Towards the north-east, the point where the Julian Alps approach close to the seashore (just at the sources of the little stream known in ancient times as the Timavus) would seem to constitute the best natural limit. But by Augustus the frontier was carried farther east so as to include Tergeste (Trieste), and the little river Formio (Risano) was in the first instance chosen as the limit, but this was subsequently transferred to the river Arsia (the Arsa), which flows into the Gulf of Quarnero, so as to include almost all Istria; and the circumstance that the coast of Istria was throughout the middle ages held by the republic of Venice tended to perpetuate this arrangement, so that Istria was generally regarded as belonging to Italy, though certainly not forming any natural portion of that country.
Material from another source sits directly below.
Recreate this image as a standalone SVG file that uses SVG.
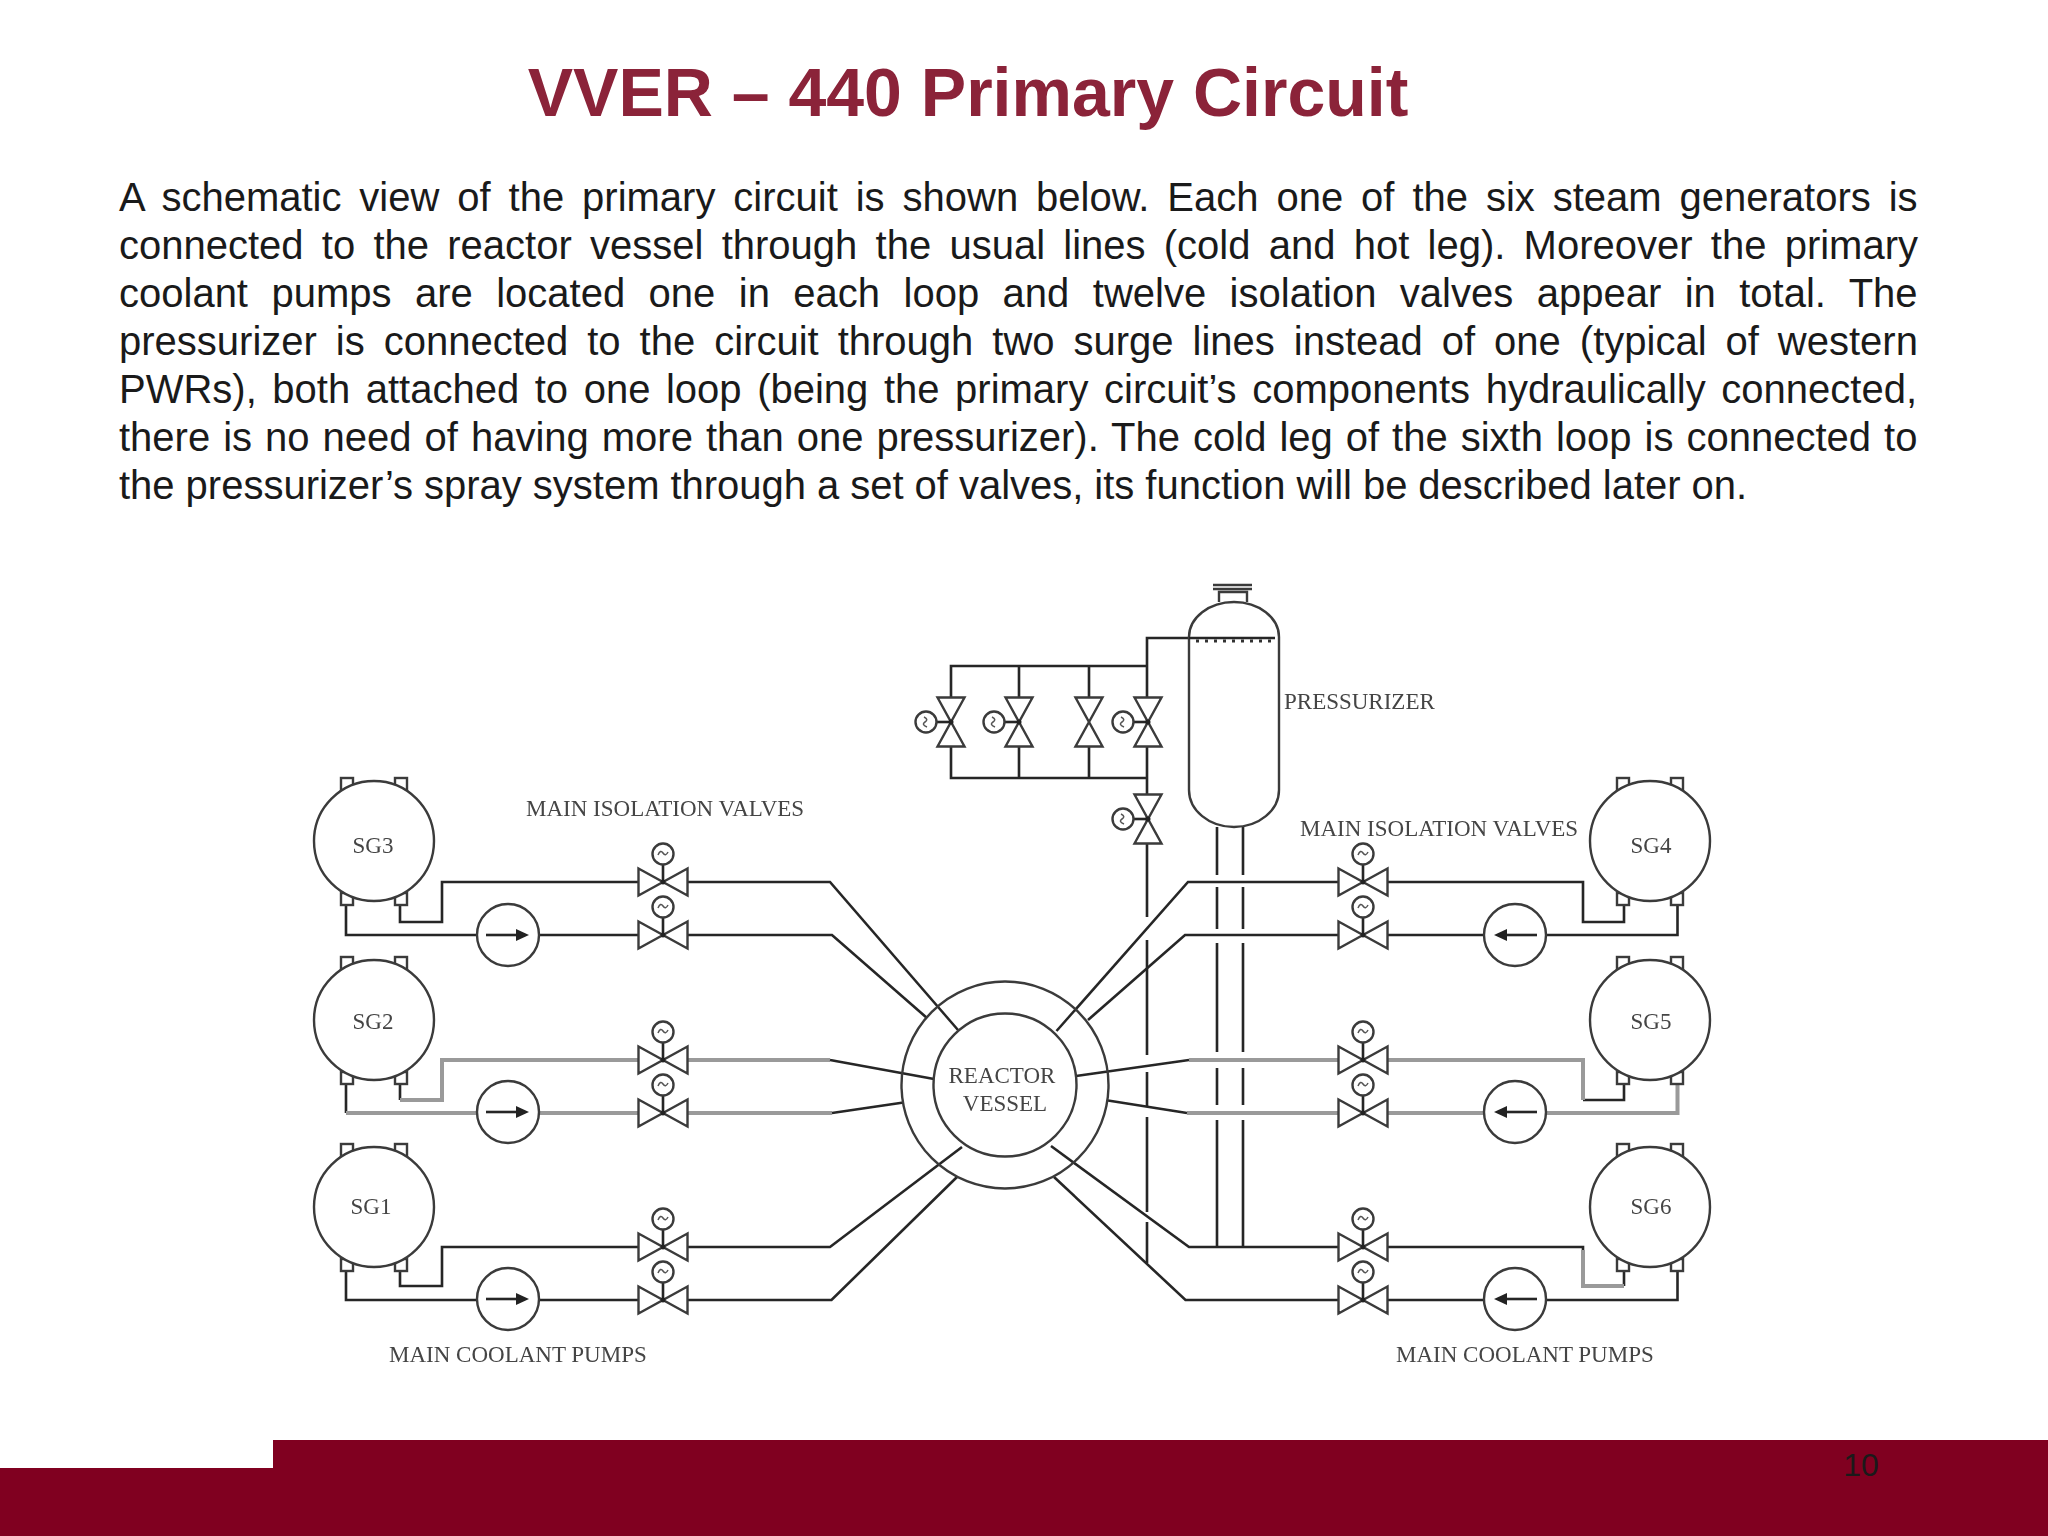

Present Italian aspirations are similarly directed.

The only other part of the northern frontier of Italy where the boundary is not clearly marked by nature is Tirol or the valley of the Adige. Here the main chain of the Alps (as marked by the watershed) recedes so far to the north that it has never constituted the frontier. In ancient times the upper valleys of the Adige and its tributaries were inhabited by Raetian tribes and included in the province of Raetia; and the line of demarcation between that province and Italy was purely arbitrary, as it remains to this day. Tridentum or Trent was in the time of Pliny included in the tenth region of Italy or Venetia, but he tells us that the inhabitants were a Raetian tribe. At the present day the frontier between Austria and the kingdom of Italy crosses the Adige about 30 m. below Trent—that city and its territory, which previous to the treaty of Lunéville in 1801 was governed by sovereign archbishops, subject only to the German emperors, being now included in the Austrian empire.

While the Alps thus constitute the northern boundary of Italy, its configuration and internal geography are determined almost entirely by the great chain of the Apennines, which branches off from the Maritime Alps between Nice and Genoa, and, after stretching in an unbroken line from the Gulf of Genoa to the Adriatic, turns more to the south, and is continued throughout

  1. On the derivation see below, History, section A, ad. init.